Exercise description:
Omit the pictures and output exactly the lines from the start of the entries through the line containing "return (Y0 - (628 - 0.766 * v)) / PXV".

***** Data in this exercise

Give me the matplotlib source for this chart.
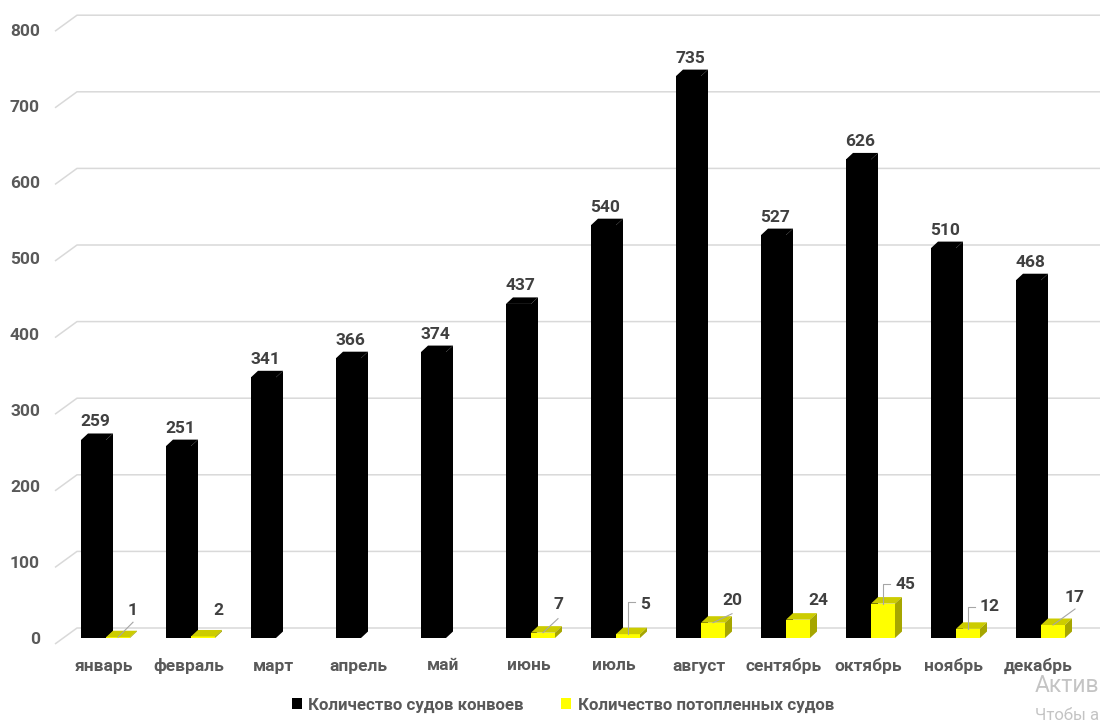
import numpy as np
import matplotlib
matplotlib.use('Agg')
import matplotlib.pyplot as plt
from matplotlib.patches import Polygon, Patch

# ---------------- data ----------------
months = ['январь', 'февраль', 'март', 'апрель', 'май', 'июнь', 'июль',
          'август', 'сентябрь', 'октябрь', 'ноябрь', 'декабрь']
convoy_ships = [259, 251, 341, 366, 374, 437, 540, 735, 527, 626, 510, 468]
sunk_ships = [1, 2, None, None, None, 7, 5, 20, 24, 45, 12, 17]
y_ticks = [0, 100, 200, 300, 400, 500, 600, 700, 800]
series_names = ['Количество судов конвоев', 'Количество потопленных судов']

# ---------------- style / layout ----------------
plt.rcParams['font.family'] = ['Roboto', 'DejaVu Sans']
FS = 12.5
C_LABEL = '#404040'
C_AXIS = '#595959'
C_GRID = '#d9d9d9'
C_YEL = '#ffff00'
C_YEL_TOP = '#cccc00'
C_YEL_SIDE = '#a6a600'

W, H = 1100, 722
PXC = 85.0      # pixels per category
X0 = 106.0      # pixel x of category 0 boundary
Y0 = 638.0      # pixel y of value 0 (front plane)
PXV = 0.7645    # pixels per value unit

fig = plt.figure(figsize=(W / 100, H / 100), dpi=100)
xl = ((55 - X0) / PXC, (W - X0) / PXC)
ax = fig.add_axes([55 / W, (H - Y0) / H, (W - 55) / W, 800 * PXV / H])
ax.set_xlim(xl)
ax.set_ylim(0, 800)
ax.axis('off')


def dxp(px):
    return px / PXC


def dyp(px):
    return px / PXV


def back_val(v):
    # value position of the back wall gridline (3D perspective lift)
    return (Y0 - (628 - 0.766 * v)) / PXV


# gridlines on back wall + left wall diagonal
x_wall = dxp(77 - X0)
for v in y_ticks:
    vb = back_val(v)
    ax.plot([xl[0], x_wall, xl[1]], [vb - dyp(16), vb, vb], color=C_GRID,
            lw=1.1, zorder=0, clip_on=False, solid_capstyle='butt')
    ax.text(dxp(40 - X0), (Y0 - (640 - 0.761 * v)) / PXV, f'{v}', ha='right',
            va='center', fontsize=FS, fontweight='bold', color=C_AXIS)

# category labels
for i, m in enumerate(months):
    ax.text(i - 0.03, dyp(Y0 - 666), m, ha='center', va='center',
            fontsize=FS, fontweight='bold', color=C_AXIS)

x = np.arange(len(months))
bw_b = dxp(25)
bw_y = dxp(24)
ddx = dxp(7)
ddy = dyp(6.5)

# black bars (front face through ax.bar, 3D faces as polygons)
ax.bar(x - bw_b, convoy_ships, width=bw_b, align='edge', color='black',
       zorder=2, linewidth=0)
for i, v in enumerate(convoy_ships):
    x1, x2 = i - bw_b, i
    ax.add_patch(Polygon([(x1, v), (x1 + ddx, v + ddy), (x2 + ddx, v + ddy), (x2, v)],
                         closed=True, facecolor='black', edgecolor='none', zorder=2))
    ax.add_patch(Polygon([(x2, 0), (x2, v), (x2 + ddx, v + ddy), (x2 + ddx, ddy)],
                         closed=True, facecolor='black', edgecolor='none', zorder=2))
    ax.annotate(f'{v}', xy=(i - bw_b / 2, v), xytext=(2 * 0.72, 18 * 0.72),
                textcoords='offset points', ha='center', va='center',
                fontsize=FS, fontweight='bold', color=C_LABEL)

# yellow bars
yx = [i for i, v in enumerate(sunk_ships) if v is not None]
yv = [sunk_ships[i] for i in yx]
ax.bar(yx, yv, width=bw_y, align='edge', color=C_YEL, zorder=3, linewidth=0)

# label offsets (px right, px up) from front-top centre and leader polylines
lab_off = {0: (15, 27), 1: (15, 26), 5: (15, 28), 6: (17, 30), 7: (19, 22),
           8: (20, 19), 9: (22, 19), 10: (22, 22), 11: (22, 28)}
leaders = {0: [(0, 0), (15, 15)], 5: [(0, 0), (15, 14)],
           6: [(0, 0), (0, 32), (7, 32)], 7: [(0, 0), (19, 9)],
           9: [(0, 0), (0, 20), (7, 20)], 10: [(0, 0), (0, 22), (7, 22)],
           11: [(0, 0), (22, 16)]}

for i, v in zip(yx, yv):
    x1, x2 = i, i + bw_y
    ax.add_patch(Polygon([(x1, v), (x1 + ddx, v + ddy), (x2 + ddx, v + ddy), (x2, v)],
                         closed=True, facecolor=C_YEL_TOP, edgecolor='none', zorder=3))
    ax.add_patch(Polygon([(x2, 0), (x2, v), (x2 + ddx, v + ddy), (x2 + ddx, ddy)],
                         closed=True, facecolor=C_YEL_SIDE, edgecolor='none', zorder=3))
    ax_c = i + bw_y / 2
    if i in leaders:
        pts = leaders[i]
        ax.plot([ax_c + dxp(p[0]) for p in pts], [v + dyp(p[1]) for p in pts],
                color='#a6a6a6', lw=0.8, zorder=4)
    ox, oy = lab_off[i]
    ax.text(ax_c + dxp(ox), v + dyp(oy), f'{v}', ha='center', va='center',
            fontsize=FS, fontweight='bold', color=C_LABEL, zorder=5)

# legend
handles = [Patch(facecolor='black', edgecolor='none'),
           Patch(facecolor=C_YEL, edgecolor='none')]
leg = fig.legend(handles, series_names, loc='center',
                 bbox_to_anchor=(563 / W, 1 - 705 / H), ncol=2, frameon=False,
                 handlelength=0.6, handleheight=0.6, handletextpad=0.4,
                 columnspacing=2.2,
                 prop={'size': 12.2, 'weight': 'bold'})
for t in leg.get_texts():
    t.set_color(C_AXIS)

# OS watermark visible in the reference
fig.text(1035 / W, 1 - 686 / H, 'Актив', color='#c4c4c4', fontsize=16.5,
         va='center', ha='left')
fig.text(1035 / W, 1 - 715 / H, 'Чтобы а', color='#c4c4c4', fontsize=12,
         va='center', ha='left')

fig.savefig('out.png', dpi=100, facecolor='white')
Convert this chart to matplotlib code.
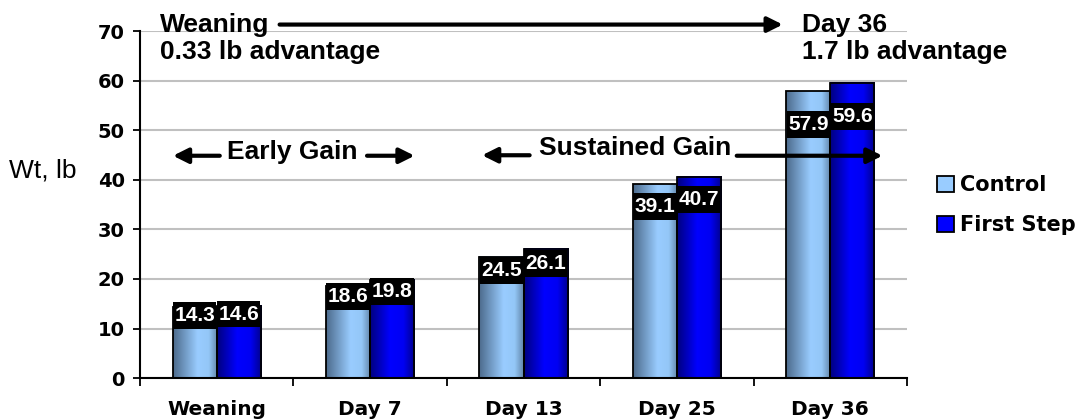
import numpy as np
import matplotlib
matplotlib.use('Agg')
import matplotlib.pyplot as plt
from matplotlib.patches import Patch
from matplotlib.path import Path

# data
categories = ['Weaning', 'Day 7', 'Day 13', 'Day 25', 'Day 36']
control = [14.3, 18.6, 24.5, 39.1, 57.9]
first_step = [14.6, 19.8, 26.1, 40.7, 59.6]
series_names = ['Control', 'First Step']


def shade(t, stops, cols):
    cols = np.array(cols)
    return np.stack([np.interp(t, stops, cols[:, k]) for k in range(3)], axis=-1)


def label_box(x0, y0, width, height, mutation_size):
    # black box, taller than the default square pad
    px, py = 0.06 * mutation_size, 0.19 * mutation_size
    xa, xb, ya, yb = x0 - px, x0 + width + px, y0 - py, y0 + height + py
    return Path([(xa, ya), (xb, ya), (xb, yb), (xa, yb), (xa, ya)], closed=True)


t = np.linspace(0, 1, 64)
grad_ctrl = shade(t, [0, 0.55, 0.8, 1], [(0.30, 0.42, 0.55), (0.60, 0.80, 1.0), (0.58, 0.78, 0.97), (0.38, 0.52, 0.66)])
grad_fs = shade(t, [0, 0.45, 0.75, 1], [(0.0, 0.0, 0.50), (0.0, 0.0, 1.0), (0.0, 0.0, 0.95), (0.0, 0.0, 0.55)])

fig = plt.figure(figsize=(10.86, 4.19), dpi=100)
ax = fig.add_axes([140 / 1086, 1 - 378 / 419, 767 / 1086, 346.5 / 419])

x = np.arange(len(categories))
w = 0.287
bars_c = ax.bar(x - w / 2, control, w, facecolor='none', edgecolor='black', lw=1.3, zorder=4)
bars_f = ax.bar(x + w / 2, first_step, w, facecolor='none', edgecolor='black', lw=1.3, zorder=4)

for bars, grad in [(bars_c, grad_ctrl), (bars_f, grad_fs)]:
    for b in bars:
        x0, h, bw = b.get_x(), b.get_height(), b.get_width()
        ax.imshow(grad[np.newaxis, :, :], extent=[x0, x0 + bw, 0, h], aspect='auto',
                  zorder=3, interpolation='bilinear')

# value labels (white on black boxes)
for i in range(len(categories)):
    for off, vals, z in [(-w / 2, control, 5), (w / 2, first_step, 6)]:
        v = vals[i]
        ax.text(x[i] + off, v * 0.885, '%.1f' % v, ha='center', va='center',
                color='white', fontsize=15, fontweight='bold', family='Liberation Sans',
                zorder=z, bbox=dict(boxstyle=label_box, fc='black', ec='none'))

ax.set_xlim(-0.5, len(categories) - 0.5)
ax.set_ylim(0, 70)
ax.set_yticks(np.arange(0, 71, 10))
ax.set_xticks(x)
ax.set_xticklabels(categories, fontsize=14.5, fontweight='bold', family='DejaVu Sans')
ax.set_xticks(np.arange(-0.5, len(categories), 1), minor=True)
ax.tick_params(axis='x', which='major', length=0, pad=16)
ax.tick_params(axis='x', which='minor', length=6, width=1.3, direction='out')
ax.tick_params(axis='y', length=5, width=1.3, direction='out', pad=6)
for lab in ax.get_yticklabels():
    lab.set_fontsize(14)
    lab.set_fontweight('bold')
    lab.set_family('DejaVu Sans')

ax.yaxis.grid(True, color='#c0c0c0', lw=1.5, zorder=0)
ax.set_axisbelow(True)
for s in ['top', 'right']:
    ax.spines[s].set_visible(False)
for s in ['left', 'bottom']:
    ax.spines[s].set_linewidth(1.5)
    ax.spines[s].set_zorder(5)

afont = dict(fontsize=19, fontweight='bold', family='Liberation Sans', color='black')
arrow = dict(arrowstyle='-|>,head_length=0.9,head_width=0.45', lw=3, color='black',
             shrinkA=0, shrinkB=0)

# top annotation
ax.text(-0.37, 71.4, 'Weaning', ha='left', va='center', clip_on=False, **afont)
ax.text(-0.37, 65.9, '0.33 lb advantage', ha='left', va='center', clip_on=False, **afont)
ax.text(3.815, 71.4, 'Day 36', ha='left', va='center', clip_on=False, **afont)
ax.text(3.815, 65.9, '1.7 lb advantage', ha='left', va='center', clip_on=False, **afont)
ax.annotate('', xy=(3.69, 71.4), xytext=(0.41, 71.4), arrowprops=arrow, annotation_clip=False)

# early gain
ax.text(0.49, 45.6, 'Early Gain', ha='center', va='center', zorder=7, **afont)
ax.annotate('', xy=(-0.285, 44.9), xytext=(0.02, 44.9), arrowprops=arrow, zorder=7)
ax.annotate('', xy=(1.29, 44.9), xytext=(0.98, 44.9), arrowprops=arrow, zorder=7)

# sustained gain
ax.text(2.727, 46.4, 'Sustained Gain', ha='center', va='center', zorder=7, **afont)
ax.annotate('', xy=(1.73, 45.0), xytext=(2.04, 45.0), arrowprops=arrow, zorder=7)
ax.annotate('', xy=(4.34, 44.9), xytext=(3.39, 44.9), arrowprops=arrow, zorder=7,
            annotation_clip=False)

fig.text(43 / 1086, 1 - 170 / 419, 'Wt, lb', ha='center', va='center',
         fontsize=19, family='Liberation Sans')

handles = [Patch(facecolor='#99ccff', edgecolor='black', lw=1.3),
           Patch(facecolor='#0000ff', edgecolor='black', lw=1.3)]
fig.legend(handles, series_names, loc='center left',
           bbox_to_anchor=(937 / 1086, 1 - 205 / 419), frameon=False,
           prop=dict(family='DejaVu Sans', weight='bold', size=15),
           handlelength=0.8, handleheight=0.8, handletextpad=0.3, labelspacing=0.95,
           borderpad=0, borderaxespad=0)

fig.savefig('out.png', dpi=100)
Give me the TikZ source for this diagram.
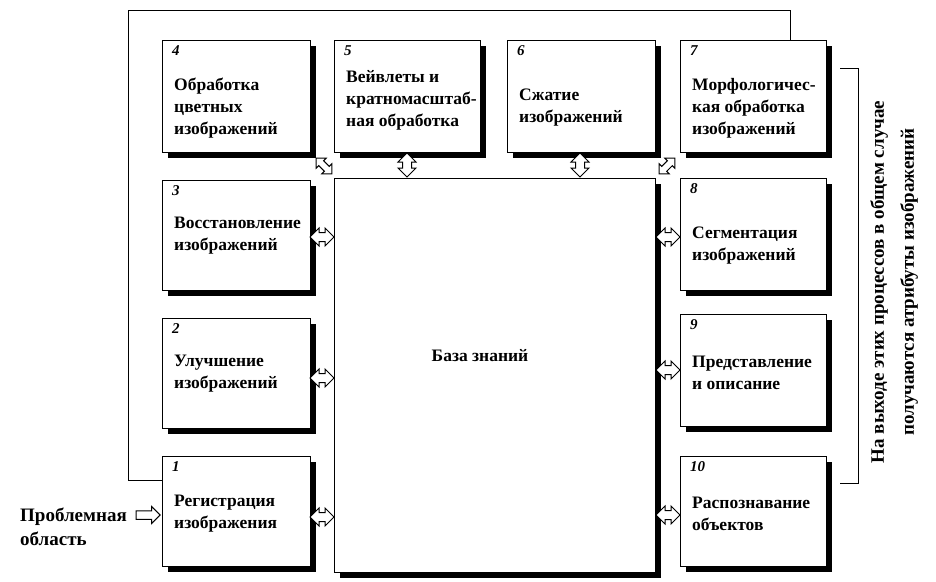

**********

Task result:
Give me the matplotlib source for this chart.
import numpy as np
import matplotlib
matplotlib.use('Agg')
import matplotlib.pyplot as plt
from matplotlib.patches import Polygon, Patch

# ---------------- data ----------------
months = ['январь', 'февраль', 'март', 'апрель', 'май', 'июнь', 'июль',
          'август', 'сентябрь', 'октябрь', 'ноябрь', 'декабрь']
convoy_ships = [259, 251, 341, 366, 374, 437, 540, 735, 527, 626, 510, 468]
sunk_ships = [1, 2, None, None, None, 7, 5, 20, 24, 45, 12, 17]
y_ticks = [0, 100, 200, 300, 400, 500, 600, 700, 800]
series_names = ['Количество судов конвоев', 'Количество потопленных судов']

# ---------------- style / layout ----------------
plt.rcParams['font.family'] = ['Roboto', 'DejaVu Sans']
FS = 12.5
C_LABEL = '#404040'
C_AXIS = '#595959'
C_GRID = '#d9d9d9'
C_YEL = '#ffff00'
C_YEL_TOP = '#cccc00'
C_YEL_SIDE = '#a6a600'

W, H = 1100, 722
PXC = 85.0      # pixels per category
X0 = 106.0      # pixel x of category 0 boundary
Y0 = 638.0      # pixel y of value 0 (front plane)
PXV = 0.7645    # pixels per value unit

fig = plt.figure(figsize=(W / 100, H / 100), dpi=100)
xl = ((55 - X0) / PXC, (W - X0) / PXC)
ax = fig.add_axes([55 / W, (H - Y0) / H, (W - 55) / W, 800 * PXV / H])
ax.set_xlim(xl)
ax.set_ylim(0, 800)
ax.axis('off')


def dxp(px):
    return px / PXC


def dyp(px):
    return px / PXV


def back_val(v):
    # value position of the back wall gridline (3D perspective lift)
    return (Y0 - (628 - 0.766 * v)) / PXV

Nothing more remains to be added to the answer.